Even before I started the assembly, I noticed a small problem — there is an extra trace in the LED matrix on the bottom side, connecting two rows that should not be connected. Can you spot it? In any case, a quick cut with a knife solved that. The final version will have that fixed, of course.

Another problem I noticed is that the footprint for those LEDs, which was recommended by the Aliexpress seller, is really a minimal footprint, with nothing sticking out from under the LED. That means that hot air is the only way I can solder it. Next version will have minimally larger pads, as much as space permits.

I didn't yet have the smaller LDO, so I made the footprint for it double, so that I can use either the larger or the smaller one. I'm using the larger one during the tests, later the smaller one arrived and I replaced it. The final version will only have the smaller footprint.
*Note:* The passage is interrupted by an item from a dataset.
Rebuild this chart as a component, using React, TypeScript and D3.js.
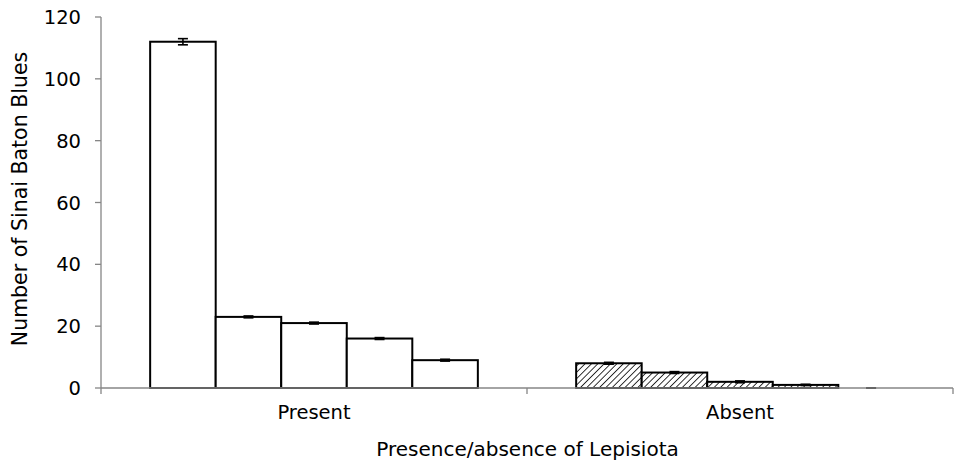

Finally, I'm not happy with the vias inside the microcontroller footprint. This chip has a thermal pad, and the solder mask that JLCPCB uses is really thin and easy to scratch, so I'm worried about shorts in there. For now I put a bit of kapton tape there, but that makes the chip sit a bit higher than it should. I will have to see if I can somehow move that.
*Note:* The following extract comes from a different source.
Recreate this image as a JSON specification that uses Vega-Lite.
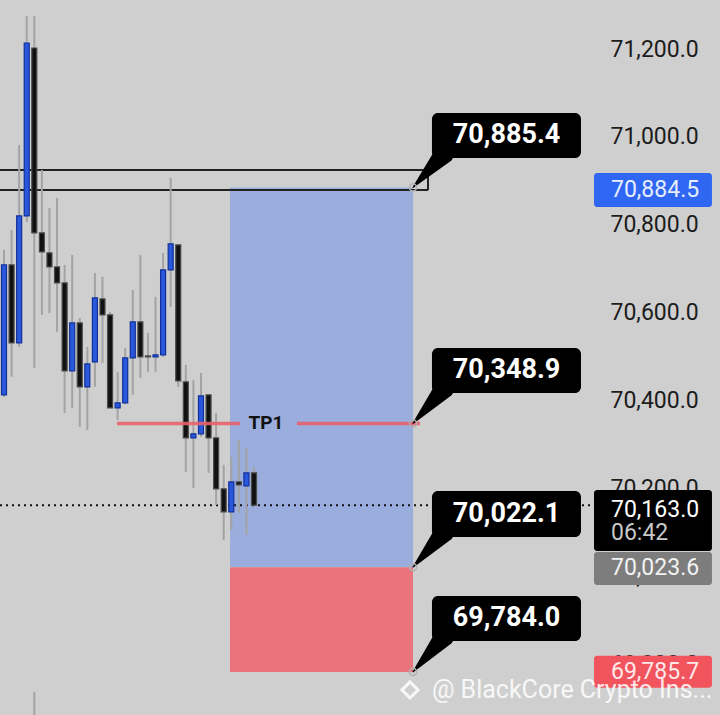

My first approach to the assembly was optimistic. I just tinned the pads, heated the solder with the gun and placed each of the LEDs. I had two stripes of 50, that's why you can see two different colors in there — whiter and more yellowish. I expected some of the LEDs to not work and have to be reworked, but I didn't expect what actually happened.

I flashed the firmware with the code for the old #PewPew Standalone — it should work, it would just use only one side of the LEDs, with one color. Once I have that working, I can work on improved code that would handle both colors. Unfortunately what I got as a result is quite random. Multiple LEDs on both rows and columns seem to be shorted together, lighting up in groups and in random colors. I guess my soldering job was worse than I expected.

So now I'm doing a second attempt.

I wrote this simple test program, that lights up each LEDs in each color for a short moment:

import board
import digitalio
import time

_rows = (
    digitalio.DigitalInOut(board._R1),
    digitalio.DigitalInOut(board._R2),
    digitalio.DigitalInOut(board._R3),
    digitalio.DigitalInOut(board._R4),
    digitalio.DigitalInOut(board._R5),
    digitalio.DigitalInOut(board._R6),
    digitalio.DigitalInOut(board._R7),
    digitalio.DigitalInOut(board._R8),
)
_cols = (
    digitalio.DigitalInOut(board._C1),
    digitalio.DigitalInOut(board._C2),
    digitalio.DigitalInOut(board._C3),
    digitalio.DigitalInOut(board._C4),
    digitalio.DigitalInOut(board._C5),
    digitalio.DigitalInOut(board._C6),
    digitalio.DigitalInOut(board._C7),
    digitalio.DigitalInOut(board._C8),
)

for row in _rows:
    row.switch_to_output(value=0)
    for col in _cols:
        col.switch_to_output(value=1)
        time.sleep(0.25)
        col.switch_to_input()
    row.switch_to_output(value=1)
    for col in _cols:
        col.switch_to_output(value=0)
        time.sleep(0.25)
        col.switch_to_input()
    row.switch_to_input()

Now I am soldering one LED at a time and running the test after each. Obviously this is taking much more time, and is much more work, but hopefully I only need to do it once to get the prototype to work. Once I have the firmware ready, the next version with larger pads can be assembled in a fab, with solder paste, stencil and a pnp machine.